LISTING –
·····

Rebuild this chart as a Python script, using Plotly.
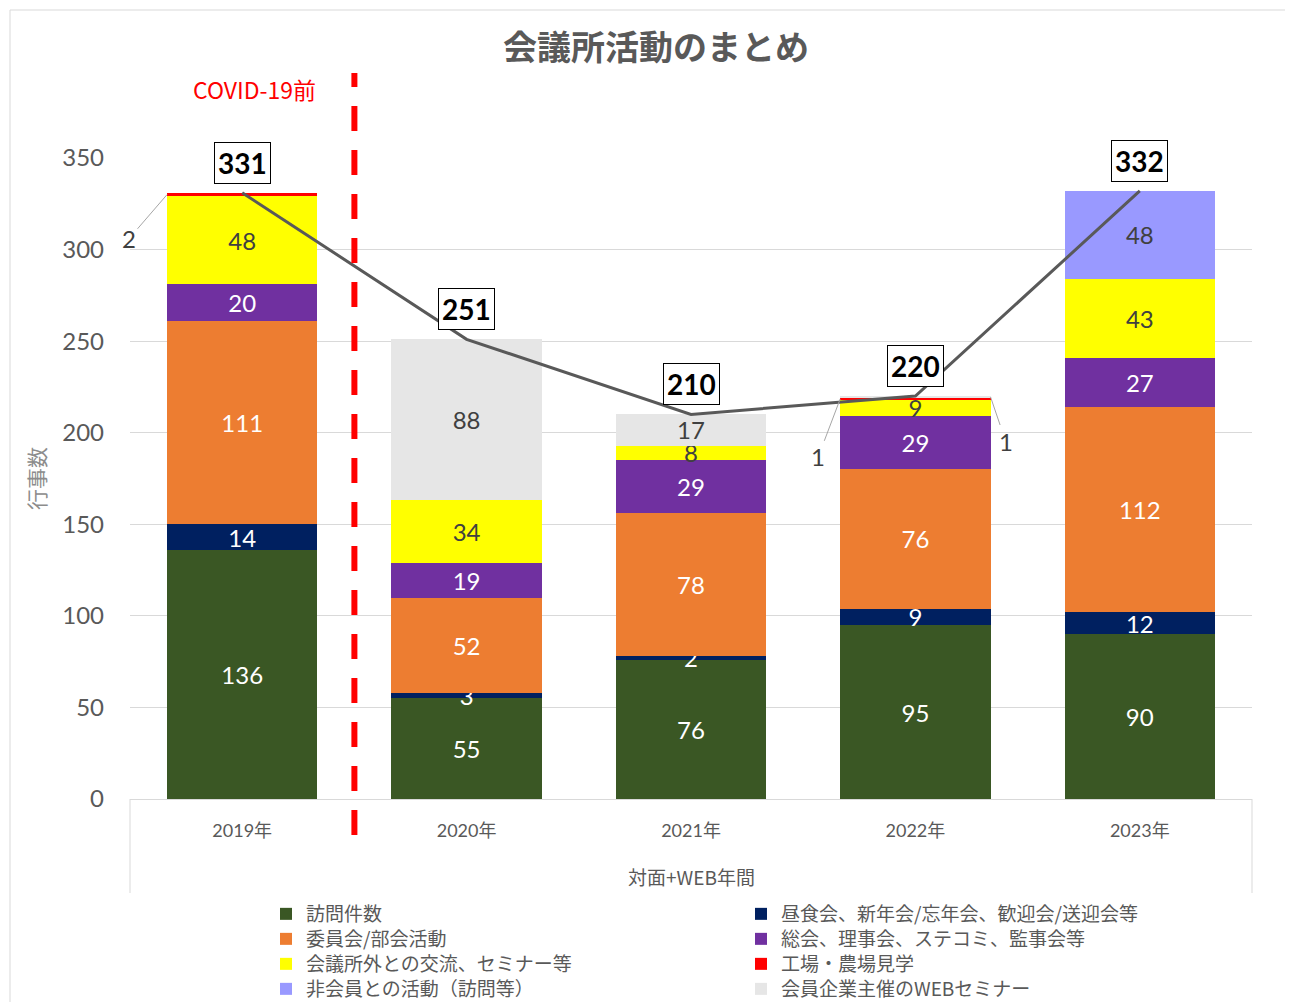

·····

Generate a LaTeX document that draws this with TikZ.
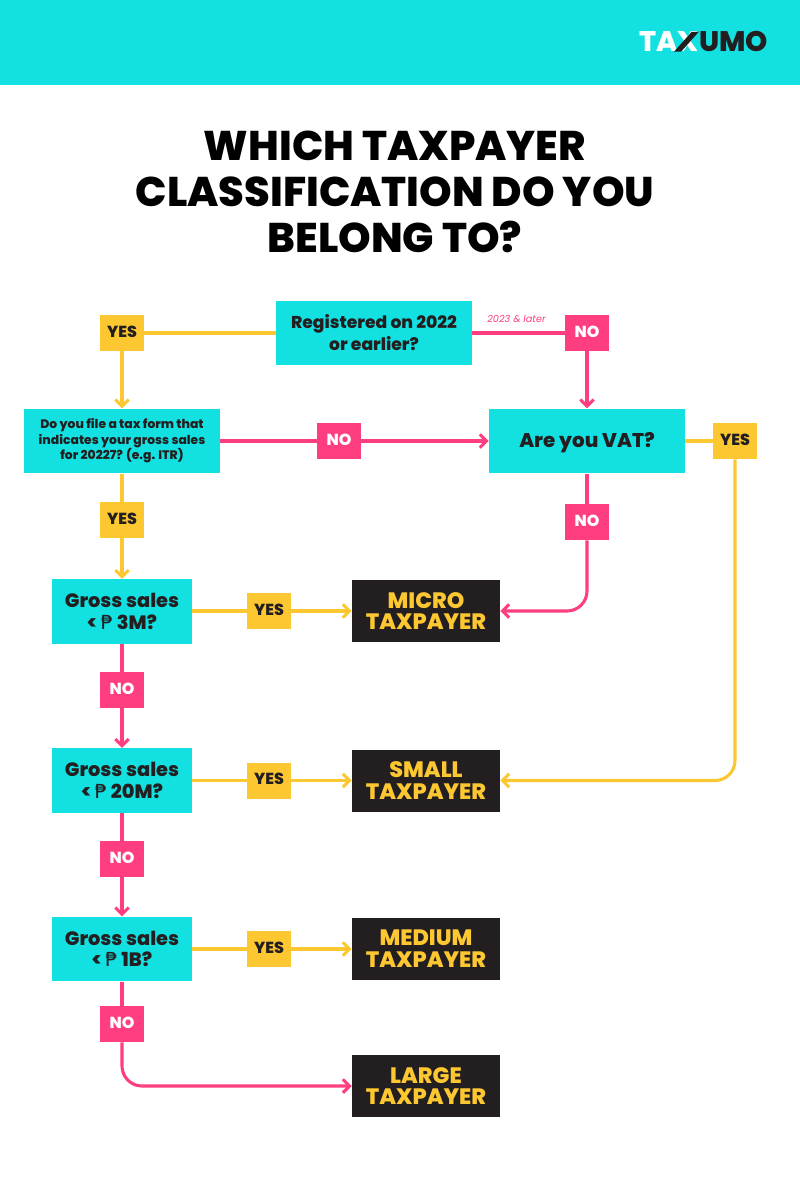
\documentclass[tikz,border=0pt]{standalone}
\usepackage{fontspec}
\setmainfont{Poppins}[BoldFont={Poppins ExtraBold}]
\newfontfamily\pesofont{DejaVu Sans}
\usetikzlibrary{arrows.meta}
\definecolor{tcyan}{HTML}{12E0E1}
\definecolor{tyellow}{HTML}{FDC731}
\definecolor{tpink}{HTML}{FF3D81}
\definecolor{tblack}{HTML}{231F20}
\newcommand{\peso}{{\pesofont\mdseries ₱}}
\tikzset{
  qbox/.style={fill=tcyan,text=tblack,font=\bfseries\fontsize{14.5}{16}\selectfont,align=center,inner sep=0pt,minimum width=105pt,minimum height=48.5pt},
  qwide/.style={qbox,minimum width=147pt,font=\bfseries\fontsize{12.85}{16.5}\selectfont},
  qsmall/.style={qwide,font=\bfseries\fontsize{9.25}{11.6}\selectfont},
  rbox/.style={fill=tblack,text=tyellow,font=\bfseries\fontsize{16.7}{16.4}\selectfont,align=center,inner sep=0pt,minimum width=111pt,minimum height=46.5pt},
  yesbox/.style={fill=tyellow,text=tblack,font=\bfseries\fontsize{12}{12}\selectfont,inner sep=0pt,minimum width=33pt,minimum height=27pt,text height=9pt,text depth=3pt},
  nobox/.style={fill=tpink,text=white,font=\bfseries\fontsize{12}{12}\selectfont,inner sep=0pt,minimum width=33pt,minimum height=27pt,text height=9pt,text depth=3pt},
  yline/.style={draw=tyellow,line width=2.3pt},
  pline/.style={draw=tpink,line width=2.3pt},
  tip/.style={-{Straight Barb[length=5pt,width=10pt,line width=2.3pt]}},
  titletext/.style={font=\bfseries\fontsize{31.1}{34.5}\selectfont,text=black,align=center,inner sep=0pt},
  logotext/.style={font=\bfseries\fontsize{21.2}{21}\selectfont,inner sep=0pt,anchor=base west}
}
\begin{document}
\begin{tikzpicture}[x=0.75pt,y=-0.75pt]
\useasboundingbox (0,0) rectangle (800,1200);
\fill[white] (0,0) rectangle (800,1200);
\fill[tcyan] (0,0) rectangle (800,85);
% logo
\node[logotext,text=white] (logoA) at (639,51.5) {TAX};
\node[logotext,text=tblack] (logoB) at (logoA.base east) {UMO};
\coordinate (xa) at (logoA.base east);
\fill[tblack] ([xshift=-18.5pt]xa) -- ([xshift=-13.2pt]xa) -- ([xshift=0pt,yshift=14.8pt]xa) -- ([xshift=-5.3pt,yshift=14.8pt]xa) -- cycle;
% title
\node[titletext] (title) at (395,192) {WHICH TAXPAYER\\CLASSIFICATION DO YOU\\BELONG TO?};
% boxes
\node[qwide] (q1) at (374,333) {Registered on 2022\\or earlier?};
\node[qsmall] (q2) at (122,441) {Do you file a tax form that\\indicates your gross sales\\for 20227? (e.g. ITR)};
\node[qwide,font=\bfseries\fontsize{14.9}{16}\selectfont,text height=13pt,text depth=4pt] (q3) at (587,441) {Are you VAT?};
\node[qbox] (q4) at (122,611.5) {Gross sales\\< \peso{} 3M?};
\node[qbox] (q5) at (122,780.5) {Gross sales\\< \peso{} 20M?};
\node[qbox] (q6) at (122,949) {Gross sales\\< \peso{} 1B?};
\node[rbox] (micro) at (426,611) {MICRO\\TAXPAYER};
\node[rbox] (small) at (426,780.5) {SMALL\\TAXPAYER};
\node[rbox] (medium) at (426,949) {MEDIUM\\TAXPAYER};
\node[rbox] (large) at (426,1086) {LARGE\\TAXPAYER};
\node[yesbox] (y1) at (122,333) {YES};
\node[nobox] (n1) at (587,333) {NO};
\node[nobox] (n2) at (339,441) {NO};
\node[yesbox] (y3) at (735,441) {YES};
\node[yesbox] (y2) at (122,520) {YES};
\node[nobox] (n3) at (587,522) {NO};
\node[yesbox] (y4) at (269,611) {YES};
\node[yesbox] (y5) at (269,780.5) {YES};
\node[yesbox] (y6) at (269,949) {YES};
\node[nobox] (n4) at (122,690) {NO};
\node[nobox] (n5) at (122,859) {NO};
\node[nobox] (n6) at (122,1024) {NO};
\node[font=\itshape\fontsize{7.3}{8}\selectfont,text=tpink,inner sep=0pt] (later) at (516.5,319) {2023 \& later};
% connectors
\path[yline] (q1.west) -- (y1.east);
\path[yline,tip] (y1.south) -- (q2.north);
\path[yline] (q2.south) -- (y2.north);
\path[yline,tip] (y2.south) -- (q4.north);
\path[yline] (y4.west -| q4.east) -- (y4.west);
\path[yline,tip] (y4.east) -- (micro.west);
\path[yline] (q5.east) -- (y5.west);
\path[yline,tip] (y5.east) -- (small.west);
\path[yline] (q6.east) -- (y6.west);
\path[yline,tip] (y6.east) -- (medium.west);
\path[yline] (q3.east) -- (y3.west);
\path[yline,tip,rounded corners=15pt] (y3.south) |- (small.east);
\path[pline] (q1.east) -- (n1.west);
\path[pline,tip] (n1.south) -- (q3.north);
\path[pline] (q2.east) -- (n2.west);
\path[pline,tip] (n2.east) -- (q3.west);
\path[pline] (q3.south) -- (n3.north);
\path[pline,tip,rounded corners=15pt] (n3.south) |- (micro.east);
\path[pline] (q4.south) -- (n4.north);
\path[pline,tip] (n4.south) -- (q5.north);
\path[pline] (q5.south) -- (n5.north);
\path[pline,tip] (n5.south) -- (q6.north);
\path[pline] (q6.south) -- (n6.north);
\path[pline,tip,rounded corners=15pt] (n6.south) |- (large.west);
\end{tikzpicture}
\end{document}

·····

EXERCISE DESCRIPTION – Search the entries for the word "this", then list each line that holds it.

PROBLEM SOLUTION –
Rebuild this chart as a Python script, using Plotly.
Generate a LaTeX document that draws this with TikZ.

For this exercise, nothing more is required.